Ha sido, en efecto, la llamada sociedad del consumo, el santuario del peor de los capitalismos, lo que ha inyectado en las venas de la modernidad, ese desasosiego que empaña cualquier empeño en la adquisición de la felicidad.

Si un día se identificaba felicidad con riqueza y comodidad, con acumulación de dinero y de objetos, con la ambición de poseer, hoy empezamos a entender, y eso sí es digno de nuevos estudios, que vuelve con rabiosa actualidad, el viejo adagio de “menos es más”. Y es esa la sabiduría de los antiguos filósofos y de las escuelas de espiritualidad. No rezuma, en efecto, más belleza un local abarrotado de muebles por lujosos que sean, que la simplicidad de las celdas de los antiguos monjes que, despojados de casi todo, eran los que más vivían de su entorno y ciertamente los menos infelices.

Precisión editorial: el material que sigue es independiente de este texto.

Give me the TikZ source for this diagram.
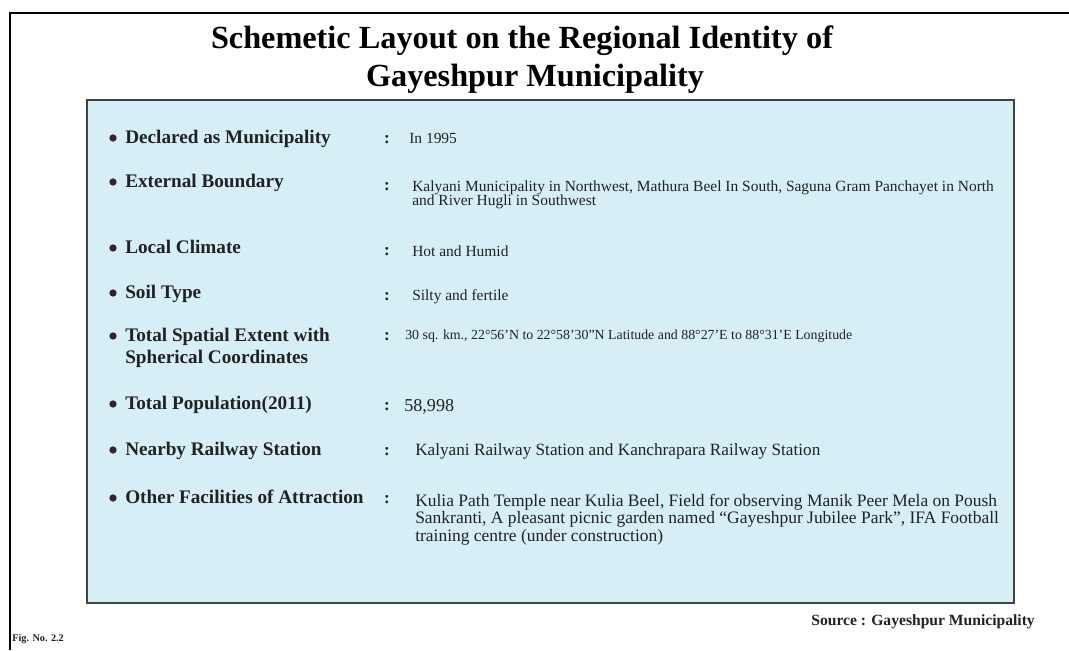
\documentclass[tikz,border=0pt]{standalone}
\usepackage{fontspec}
\setmainfont{Liberation Serif}
\definecolor{boxfill}{HTML}{D6EEF6}
\definecolor{boxline}{HTML}{3C4448}
\definecolor{txt}{HTML}{222222}
\definecolor{bul}{HTML}{3A1F2E}
\newcommand{\lines}[1]{\begin{tabular}[t]{@{}l@{}}#1\end{tabular}}
\begin{document}
\begin{tikzpicture}[x=0.75pt,y=-0.75pt,
  lab/.style={anchor=base west,inner sep=0pt,font=\fontsize{14.4}{16.5}\selectfont\bfseries,text=txt},
  val/.style={anchor=base west,inner sep=0pt,font=\fontsize{11.6}{10.5}\selectfont,text=txt},
  valbig/.style={anchor=base west,inner sep=0pt,font=\fontsize{12.9}{13.2}\selectfont,text=txt},
  colon/.style={anchor=base,inner sep=0pt,font=\fontsize{12.8}{14}\selectfont\bfseries,text=txt},
  bullet/.style={circle,fill=bul,inner sep=0pt,minimum size=5.5pt}]
\useasboundingbox (0,0) rectangle (1069,650);
\fill[white] (0,0) rectangle (1069,650);
% outer frame
\draw[line width=2.2pt,black] (10,650) -- (10,13) -- (1069,13);
% inner box
\draw[line width=1.6pt,boxline,fill=boxfill] (87,100) rectangle (1014,603);
% title
\node[anchor=base,inner sep=0pt,font=\fontsize{24.2}{28}\selectfont\bfseries] (t1) at (522,48) {Schemetic Layout on the Regional Identity of};
\node[anchor=base,inner sep=0pt,font=\fontsize{24.2}{28}\selectfont\bfseries] (t2) at (535,86) {Gayeshpur Municipality};
% rows
\node[bullet] (b1) at (113,138) {};
\node[lab] (l1) at (125,143) {Declared as Municipality};
\node[colon] (c1) at (387,143) {:};
\node[val] (v1) at (409,143) {In 1995};

\node[bullet] (b2) at (113,182) {};
\node[lab] (l2) at (125,187) {External Boundary};
\node[colon] (c2) at (387,190) {:};
\node[val] (v2) at (412,191) {\lines{Kalyani Municipality in Northwest, Mathura Beel In South, Saguna Gram Panchayet in North\\and River Hugli in Southwest}};

\node[bullet] (b3) at (113,248) {};
\node[lab] (l3) at (125,253) {Local Climate};
\node[colon] (c3) at (387,255) {:};
\node[val] (v3) at (412,256) {Hot and Humid};

\node[bullet] (b4) at (113,293) {};
\node[lab] (l4) at (125,298) {Soil Type};
\node[colon] (c4) at (387,300) {:};
\node[val] (v4) at (412,300) {Silty and fertile};

\node[bullet] (b5) at (113,336) {};
\node[lab] (l5) at (125,341) {\lines{Total Spatial Extent with\\Spherical Coordinates}};
\node[colon] (c5) at (387,340) {:};
\node[val,font=\fontsize{10.4}{11}\selectfont] (v5) at (405,339) {30 sq. km., 22°56'N to 22°58'30"N Latitude and 88°27'E to 88°31'E Longitude};

\node[bullet] (b6) at (113,404) {};
\node[lab] (l6) at (125,409) {Total Population(2011)};
\node[colon] (c6) at (387,410) {:};
\node[valbig,font=\fontsize{13.6}{14}\selectfont] (v6) at (404,411) {58,998};

\node[bullet] (b7) at (113,450) {};
\node[lab] (l7) at (125,455) {Nearby Railway Station};
\node[colon] (c7) at (387,455) {:};
\node[valbig] (v7) at (415,455) {Kalyani Railway Station and Kanchrapara Railway Station};

\node[bullet] (b8) at (113,498) {};
\node[lab] (l8) at (125,503) {Other Facilities of Attraction};
\node[colon] (c8) at (387,503) {:};
\node[valbig,font=\fontsize{13.1}{13.4}\selectfont] (v8) at (415,506) {\lines{Kulia Path Temple near Kulia Beel, Field for observing Manik Peer Mela on Poush\\Sankranti, A pleasant picnic garden named ``Gayeshpur Jubilee Park'', IFA Football\\training centre (under construction)}};

% source and fig
\node[anchor=base east,inner sep=0pt,font=\fontsize{11.7}{13}\selectfont\bfseries,text=txt] (src) at (1035,625) {Source : Gayeshpur Municipality};
\node[anchor=base west,inner sep=0pt,font=\fontsize{7.7}{9}\selectfont\bfseries,text=txt] (fig) at (12,641) {Fig. No. 2.2};
\end{tikzpicture}
\end{document}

Siempre me impresionó, cuando estudiaba a los clásicos griegos y latinos, cómo eran capaces, con el mínimo de vocablos abrazar toda una filosofía de vida que, curiosamente, vuelve hoy a ser actual en medio a la novedad de la inteligencia artificial, para citar la última locura inventada por el Homo Sapiens y de la que quizá llegue un día a arrepentirse.

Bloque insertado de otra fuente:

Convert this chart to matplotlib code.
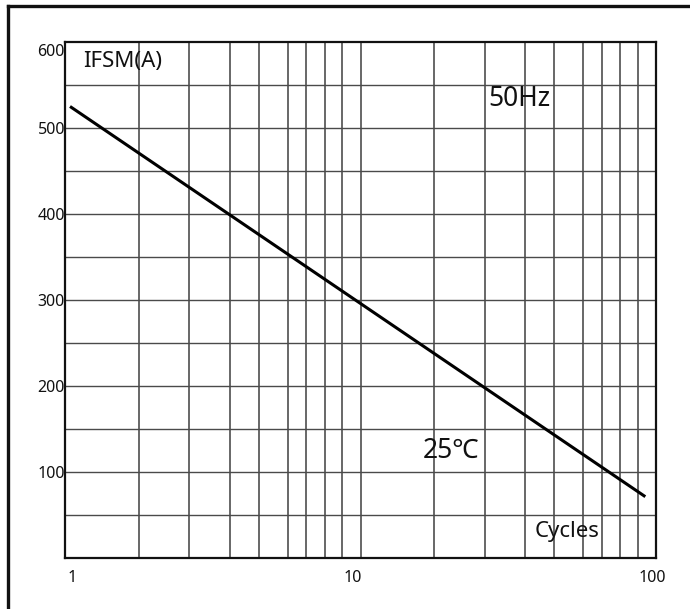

Los filósofos latinos acuñaron una expresión con solo tres palabras que podría ser hoy el corazón de todos los estudios universitarios: In medio virtus. La virtud, y por ella los antiguos filósofos entendían la felicidad, está en el medio, no en los extremos. El centro es el fiel de la balanza, es el equilibrio, el sosiego, la alegría contenida. También el silencio que es la antesala de la creatividad.

En mi vida me he cruzado con personajes que sufrían no porque les faltase algo, sino al revés porque les sobraba todo y querían más. No es cierto que los mayores desasosiegos, las mayores amarguras se encuentren entre los pobres, porque ellos, al revés de los que le sobra todo y les aburre tener tanto, saben sacar alegría hasta de los pozos más profundos de su abandono.

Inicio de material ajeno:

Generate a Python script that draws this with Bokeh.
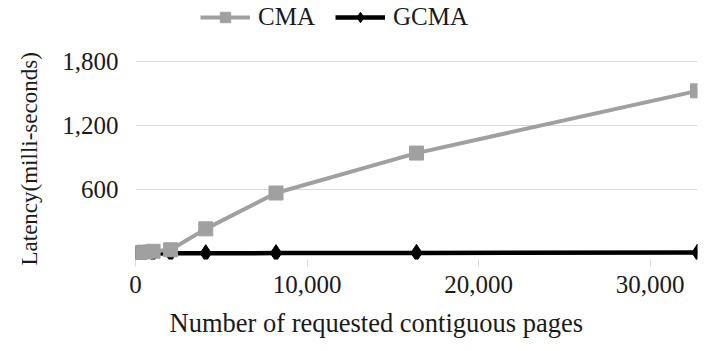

No estoy hablando de política, sino de psicología, porque la política, que hoy en vez de imitar a los sabios latinos de que la virtud está en el centro y no en los extremos, se empeña en precipitarse cada vez más hacia los extremismos y acaban así desequilibrando la convivencia universal. Triunfan, contra toda la sabiduría ancestral, los extremistas de cualquier color. Está en crisis la sensatez, el sosiego, la justicia, la moderación, la lucha contra la injusticia. Hasta las elecciones políticas las ganan la estridencia, la extravagancia, cuando no la vuelta a las viejas tiranías, aunque a veces disfrazadas de modernidad y novedad.

Nada más viejo, más trasnochado, más desalentador, más enloquecedor que el ruido no ya de los viejos cañones de guerra, sino de los sutiles disfraces de la moderna felicidad.